[antlr-interest] Possible general solution to problem of keywords as identifiers

Thu Sep 4 15:21:30 PDT 2008

Hi,

I've been pondering the problem of languages (such as SQL) where 
keywords are not reserved, and so can be used as identifiers. It seems 
to keep coming up, and the current solutions (such as the two described 
at http://www.antlr.org/wiki/pages/viewpage.action?pageId=1741) are 
ugly, and create maintenance issues (yeah, I know there are ways to work 
around the maintenance problem, but it's still ugly). I think I've come 
up with a general solution, or at least one key piece of one. But maybe 
I'm missing something that would make it unworkable, so I thought I'd 
run it by the experts.

My idea is to override the match(IntStream input, int ttype, BitSet 
follow) method in BaseRecognizer so that it checks for identifiers that 
should be treated keywords, or vice versa (depending on whether the 
lexer would be returning keywords as identifiers or identifiers as 
keywords). It would have to know (through some back channel like a 
constant definition) which token type represented identifiers.

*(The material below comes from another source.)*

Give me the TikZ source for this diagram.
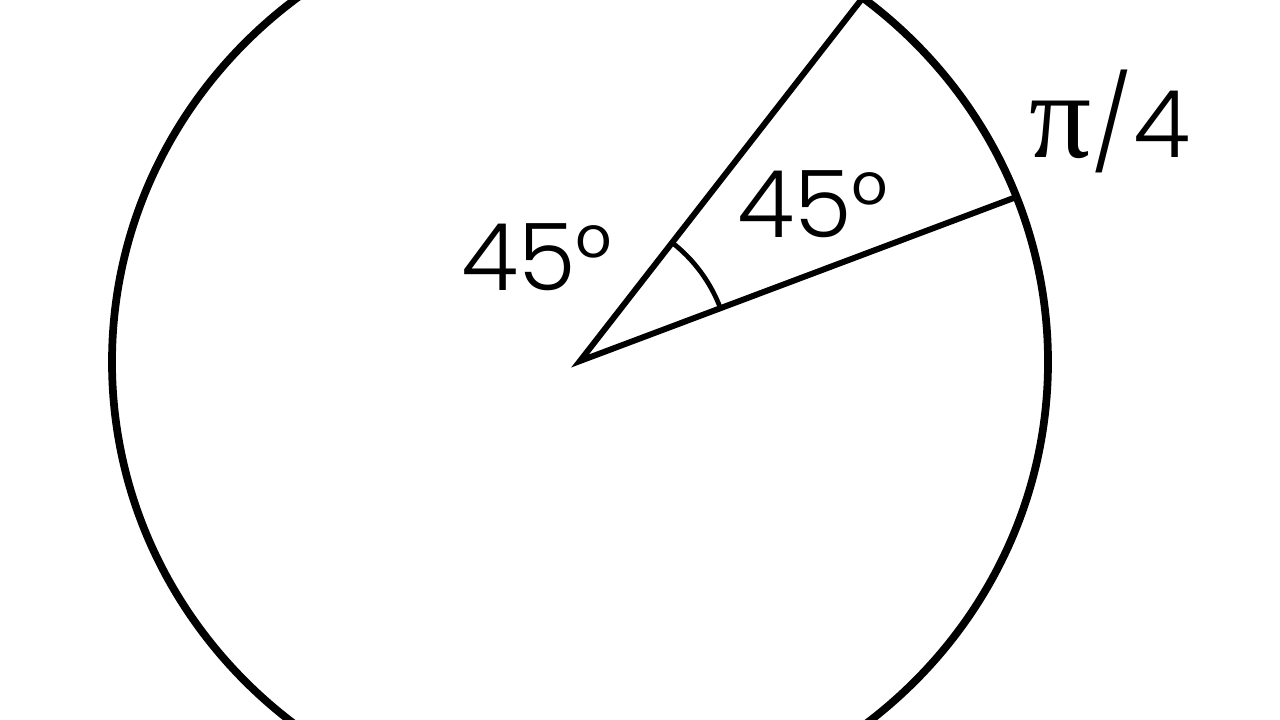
\documentclass[tikz,border=0pt]{standalone}
\usepackage{fontspec}
\setmainfont{Poppins Light}
\newfontfamily\pifont{Liberation Serif}
\tikzset{
  rim/.style={line width=2.2pt},
  radius line/.style={line width=1.7pt, line join=miter},
  angle mark/.style={line width=1.35pt},
  deg label/.style={font=\fontsize{26.5}{30}\selectfont, inner sep=0pt},
}
\begin{document}
\begin{tikzpicture}

  \useasboundingbox (-5.80,-3.59) rectangle (7.00,3.61);

  % circle and the two radii
  \coordinate (O) at (0,0);
  \coordinate (A) at (52.1:4.61);
  \coordinate (B) at (20.6:4.65);
  \draw[rim] (0,-0.01) ellipse [x radius=4.68, y radius=4.57];
  \draw[radius line] (A) -- (O) -- (B);
  \draw[angle mark] (20.6:1.50) arc [start angle=20.6, end angle=52.1, radius=1.50];

  \begin{scope}[every node/.style={deg label}]
    \node (outer) at (-0.43,1.04) {45°};
    \node (inner) at (2.33,1.57)  {45°};
    \node (rad)   at (5.30,2.40)  {{\pifont\fontsize{35}{38}\selectfont π}/4};
  \end{scope}

\end{tikzpicture}
\end{document}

If the lexer were written to always return identifiers, not keywords 
(which makes for a simpler and possibly faster lexer), the keywords 
would have to be separately defined as token types. Then match could be 
modified so that when the input token is an identifier, and the token 
type it is to match against is a keyword, then it would check for string 
equality and treat it as a match if equal. That is, the condition:

    if ( input.LA(1)==ttype ) {

would become something like:

    if ( input.LA(1)==ttype || (input.LA(1)==IDENTIFIER_TTYPE && 
input.LT(1).equals(tokenText(ttype)))) {

where "tokenText(ttype)" is some method for looking up the token text 
corresponding to the integer token type (not sure if there's already a 
way to do this).

Conversely, if the lexer always gave preference to returning keywords, 
then match would be modified to check for keywords that should be 
treated as identifiers, something like this:

    if ( input.LA(1)==ttype || (ttype==IDENTIFIER_TTYPE && 
isKeywordType(input.LA(1)))) {

where "isKeywordType(input.LA(1)" somehow checks (perhaps with a hash 
table) that the input token type is a keyword that could be interpreted 
as an identifier. This approach might suffer from the same maintenance 
issues that the current approaches do.

I'm more confident that the first approach would work correctly. In 
particular, that it could correctly handle situations where an 
identifier or one or more keywords are legal at the same point. 
Basically, it should recognize any legal keywords preferentially (as 
this is generally how such languages must resolve such ambiguities), and 
only treat it as an identifier otherwise. I guess this would require 
that all keywords be checked as alternatives before checking for an 
identifier, which perhaps adds a certain amount of fragility to the 
grammars.

It's too bad the parser doesn't have the first sets available at run 
time, as it does the follow sets - these could be used to check for 
valid keywords at that point, before treating it as an identifier. This 
would eliminate the checking-order constraint, making it even more general.

If this approach is workable, I could even see adding support for it as 
an option to Antlr.

Let me know if you see some fatal flaw in this approach that I haven't seen.

Thanks,
Ron

-- 
Ron Hunter-Duvar | Software Developer V | 403-272-6580
Oracle Service Engineering
Gulf Canada Square 401 - 9th Avenue S.W., Calgary, AB, Canada T2P 3C5

All opinions expressed here are mine, and do not necessarily represent
those of my employer.